The reform, which was supposed to be implemented as part of the “SAFE-T Act” in January, was initially put on hold when 64 Illinois counties filed a complaint arguing that the law, labeled the “Pretrial Fairness Act,” violated the state constitution, according to CBS. But the Illinois Supreme Court ruled that the state constitution does not prohibit cashless bail, allowing the policy to take effect on Sept. 18 and making the state the first to officially eliminate the bail system.
“Today, the Illinois Supreme Court upheld the Pretrial Fairness Act, ensuring that a person’s ability to pay cash bail does not unfairly dictate their presumption of innocence in the court system,” Democratic Chicago Mayor Brandon Johnson said, according to Fox32 Chicago. “Cash bail does not make communities safer, and it never has; it has simply exacerbated existing inequities and disparities in the criminal legal system. Pretrial detention, as a result of the inability to pay bail, further decimates communities that have long been most impacted by mass incarceration, and the destabilization of households and families.”

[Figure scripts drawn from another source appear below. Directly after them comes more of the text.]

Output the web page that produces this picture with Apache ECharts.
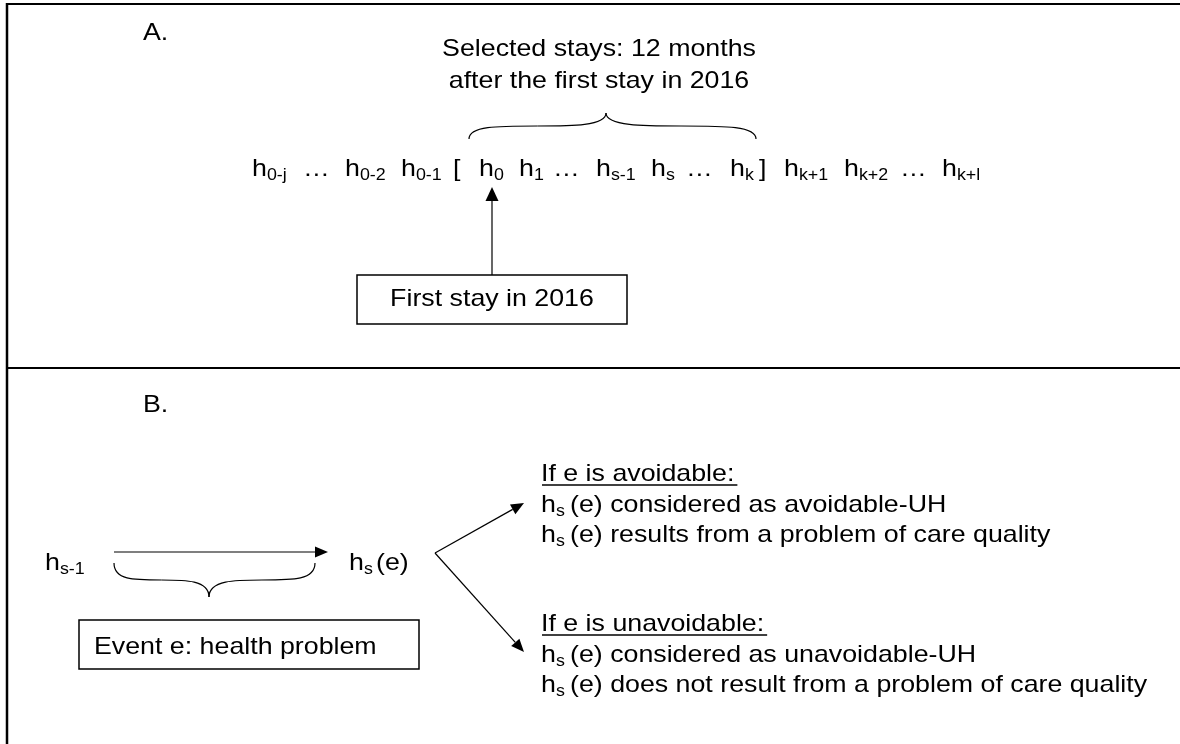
<!DOCTYPE html>
<html>
<head>
<meta charset="utf-8">
<script src="https://cdn.jsdelivr.net/npm/echarts@6.0.0/dist/echarts.min.js"></script>
<style>
html, body { margin: 0; padding: 0; background: #fff; }
#main { width: 1180px; height: 744px; }
</style>
</head>
<body>
<div id="main"></div>
<script>
var myChart = echarts.init(document.getElementById('main'));

// texts of the diagram
var titleA = 'A.';
var titleB = 'B.';
var selectedLines = ['Selected stays: 12 months', 'after the first stay in 2016'];
var seqBase = ['h', '…', 'h', 'h', '[', 'h', 'h', '…', 'h', 'h', '…', 'h', ']', 'h', 'h', '…', 'h'];
var seqSub = ['0-j', '', '0-2', '0-1', '', '0', '1', '', 's-1', 's', '', 'k', '', 'k+1', 'k+2', '', 'k+l'];
var firstStayLabel = 'First stay in 2016';
var eventLabel = 'Event e: health problem';
var avoidHead = 'If e is avoidable:';
var avoidLines = ['(e) considered as avoidable-UH', '(e) results from a problem of care quality'];
var unavoidHead = 'If e is unavoidable:';
var unavoidLines = ['(e) considered as unavoidable-UH', '(e) does not result from a problem of care quality'];

// layout
var seqX = [252, 303, 345, 401, 453, 479, 519, 553, 596, 651, 686, 730, 759, 784, 844, 900, 942];
var FONT = '"Liberation Sans", Arial, sans-serif';
var SX = 1.115;   // the figure is a bit stretched horizontally
var INK = '#000';

var mctx = document.createElement('canvas').getContext('2d');
function textWidth(s, size) {
    mctx.font = size + 'px ' + FONT;
    return mctx.measureText(s).width * SX;
}
// y is the text baseline
function txt(s, x, y, size, align) {
    return {
        type: 'text', x: x, y: y - 0.31 * size, scaleX: SX,
        style: { text: s, fontSize: size, fontFamily: FONT, fill: INK, align: align || 'left', verticalAlign: 'middle' }
    };
}
function hSub(base, sub, x, y) {
    var out = [txt(base, x, y, 24)];
    if (sub) out.push(txt(sub, x + textWidth(base, 24), y + 4, 16));
    return out;
}
function line(x1, y1, x2, y2, w) {
    return { type: 'line', shape: { x1: x1, y1: y1, x2: x2, y2: y2 }, style: { stroke: INK, lineWidth: w || 1.2 } };
}
function arrow(x1, y1, x2, y2, len, wid) {
    var dx = x2 - x1, dy = y2 - y1, d = Math.sqrt(dx * dx + dy * dy);
    var ux = dx / d, uy = dy / d;
    var bx = x2 - ux * len, by = y2 - uy * len;
    return [
        line(x1, y1, bx, by),
        { type: 'polygon', shape: { points: [[x2, y2], [bx - uy * wid / 2, by + ux * wid / 2], [bx + uy * wid / 2, by - ux * wid / 2]] }, style: { fill: INK } }
    ];
}
function curve(a, b, c, d) {
    return {
        type: 'bezierCurve',
        shape: { x1: a[0], y1: a[1], cpx1: b[0], cpy1: b[1], cpx2: c[0], cpy2: c[1], x2: d[0], y2: d[1] },
        style: { fill: null, stroke: INK, lineWidth: 1.2 }
    };
}
function brace(x1, x2, yEnd, yTip, xTip) {
    var ym = (yEnd + yTip) / 2;
    var l = xTip - x1, r = x2 - xTip;
    return [
        curve([x1, yEnd], [x1, ym], [x1 + l * 0.2, ym], [x1 + l * 0.5, ym]),
        curve([x1 + l * 0.5, ym], [xTip - l * 0.25, ym], [xTip, ym], [xTip, yTip]),
        curve([xTip, yTip], [xTip, ym], [xTip + r * 0.25, ym], [xTip + r * 0.5, ym]),
        curve([xTip + r * 0.5, ym], [x2 - r * 0.2, ym], [x2, ym], [x2, yEnd])
    ];
}
function box(x, y, w, h) {
    return { type: 'rect', shape: { x: x, y: y, width: w, height: h }, style: { fill: null, stroke: INK, lineWidth: 1.5 } };
}

var els = [];
// frame
els.push(line(7, 4, 1180, 4, 2));
els.push(line(7, 3, 7, 744, 2.5));
els.push(line(7, 368, 1180, 368, 2));

// panel A
els.push(txt(titleA, 143, 41, 24));
els.push(txt(selectedLines[0], 599, 57, 24, 'center'));
els.push(txt(selectedLines[1], 599, 89, 24, 'center'));
els = els.concat(brace(469, 756, 139, 113, 606));
seqBase.forEach(function (b, i) {
    els = els.concat(hSub(b, seqSub[i], seqX[i], 177));
});
els = els.concat(arrow(492, 275, 492, 187, 14, 13));
els.push(box(357, 275, 270, 49));
els.push(txt(firstStayLabel, 492, 307, 24, 'center'));

// panel B
els.push(txt(titleB, 143, 413, 24));
els = els.concat(hSub('h', 's-1', 45, 571));
els = els.concat(arrow(114, 552, 328, 552, 13, 11));
els = els.concat(hSub('h', 's', 349, 571));
els.push(txt('(e)', 376, 571, 24));
els = els.concat(brace(114, 315, 563, 597, 209));
els.push(box(79, 620, 340, 49));
els.push(txt(eventLabel, 94, 655, 24));

els = els.concat(arrow(435, 553, 524, 503, 13, 11));
els = els.concat(arrow(435, 553, 524, 652, 13, 11));

function branch(head, lines, y0) {
    els.push(txt(head, 541, y0, 24));
    els.push(line(542, y0 + 3, 542 + textWidth(head, 24) + 2, y0 + 3, 1.5));
    lines.forEach(function (s, i) {
        var y = y0 + 31 + i * 30;
        els = els.concat(hSub('h', 's', 541, y));
        els.push(txt(s, 570, y, 24));
    });
}
branch(avoidHead, avoidLines, 482);
branch(unavoidHead, unavoidLines, 632);

var option = {
    animation: false,
    graphic: { elements: els }
};
myChart.setOption(option);
</script>
</body>
</html>
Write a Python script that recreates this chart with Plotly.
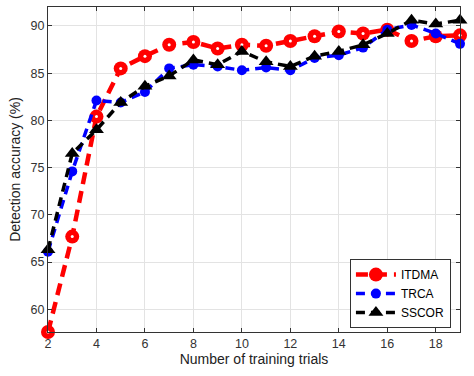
import plotly.graph_objects as go

trials = list(range(2, 20))
itdma = [57.6, 67.7, 80.4, 85.5, 86.8, 88.0, 88.3, 87.6, 88.0, 87.9, 88.4, 88.9, 89.4, 89.2, 89.6, 88.4, 88.9, 89.0]
trca  = [66.1, 74.6, 82.1, 81.9, 83.0, 85.5, 85.9, 85.7, 85.3, 85.6, 85.3, 86.6, 86.9, 87.7, 89.6, 90.1, 89.2, 88.1]
sscor = [66.3, 76.5, 79.0, 81.9, 83.6, 84.7, 86.4, 85.9, 87.3, 86.2, 85.7, 86.8, 87.3, 88.0, 89.2, 90.6, 90.2, 90.6]
x_ticks = [2, 4, 6, 8, 10, 12, 14, 16, 18]
y_ticks = [60, 65, 70, 75, 80, 85, 90]

FONT = "Liberation Sans, Arial"

fig = go.Figure()
fig.add_trace(go.Scatter(
    x=trials, y=itdma, name="ITDMA", mode="lines+markers", cliponaxis=False,
    line=dict(color="#ff0000", width=4.5, dash="12px,7px"),
    marker=dict(symbol="circle", size=14, color="#ff0000", line=dict(width=0)),
))
fig.add_trace(go.Scatter(
    x=trials, y=itdma, mode="markers", showlegend=False, cliponaxis=False,
    hoverinfo="skip",
    marker=dict(symbol="circle", size=3, color="#ffffff", line=dict(width=0)),
))
fig.add_trace(go.Scatter(
    x=trials, y=trca, name="TRCA", mode="lines+markers", cliponaxis=False,
    line=dict(color="#0000ff", width=3.5, dash="9px,6px"),
    marker=dict(symbol="circle", size=10, color="#0000ff", line=dict(width=0)),
))
fig.add_trace(go.Scatter(
    x=trials, y=sscor, name="SSCOR", mode="lines+markers", cliponaxis=False,
    line=dict(color="#000000", width=3.5, dash="9px,6px"),
    marker=dict(symbol="triangle-up", size=13, color="#000000", line=dict(width=0)),
))

axis_common = dict(
    showgrid=True, gridcolor="#e3e3e3", gridwidth=1,
    showline=True, linecolor="#333333", linewidth=1, mirror="ticks",
    ticks="inside", ticklen=4, tickcolor="#333333",
    tickfont=dict(family=FONT, size=12.5, color="#333333"),
    zeroline=False, automargin=False,
)

fig.update_layout(
    width=474, height=376,
    margin=dict(l=48, r=14, t=7, b=44),
    paper_bgcolor="white", plot_bgcolor="white",
    xaxis=dict(range=[2, 19], tickvals=x_ticks,
               title=dict(text="Number of training trials", standoff=4,
                          font=dict(family=FONT, size=14, color="#222222")),
               **axis_common),
    yaxis=dict(range=[57.6, 92], tickvals=y_ticks,
               title=dict(text="Detection accuracy (%)", standoff=6,
                          font=dict(family=FONT, size=14, color="#222222")),
               **axis_common),
    legend=dict(x=0.978, y=0.012, xanchor="right", yanchor="bottom",
                bgcolor="white", bordercolor="#333333", borderwidth=1,
                font=dict(family=FONT, size=12, color="#000000"),
                tracegroupgap=0, itemwidth=40),
    showlegend=True,
)

fig.write_html("out.html", config={"displayModeBar": False},
               post_script="document.body.style.margin='0';document.body.style.padding='0';")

Under the new cashless bail policy, judges will be required to release all defendants unless that person has been charged with a violent crime or if the judge determines that person could be a flight risk, KSDK CBS5 reported. Individuals currently incarcerated because they cannot meet their set bail will have 90 days to appeal their case to the Illinois court system.
Opponents of the measure expressed concerns that police will have to repeatedly arrest the same offenders and that public safety will deteriorate, according to CBS. But supporters of the new policy argued that it would eliminate “biases” in the criminal justice system and claimed that safety would not decrease in Illinois, WGN9 News reported.
“It’s pretty sad that for so long we made decisions about whether somebody should be detained based upon the money that they had in their pockets,” Sharone Mitchell Jr., the public defender for Cooke County in Illinois, told WGN9.
The cashless bail system has previously come into question in California and other states after suspects were arrestedmultiple times for similar offenses in a short time span. A study of Yolo County in California showed that those released on cashless bail committed 163% more crimes overall and 200% more violent crimes than suspects released on bail, according to a press release from the county’s District Attorney.
Pritzker and the Illinois District Attorney’s office did not immediately respond to the Daily Caller News Foundation’s request for comment.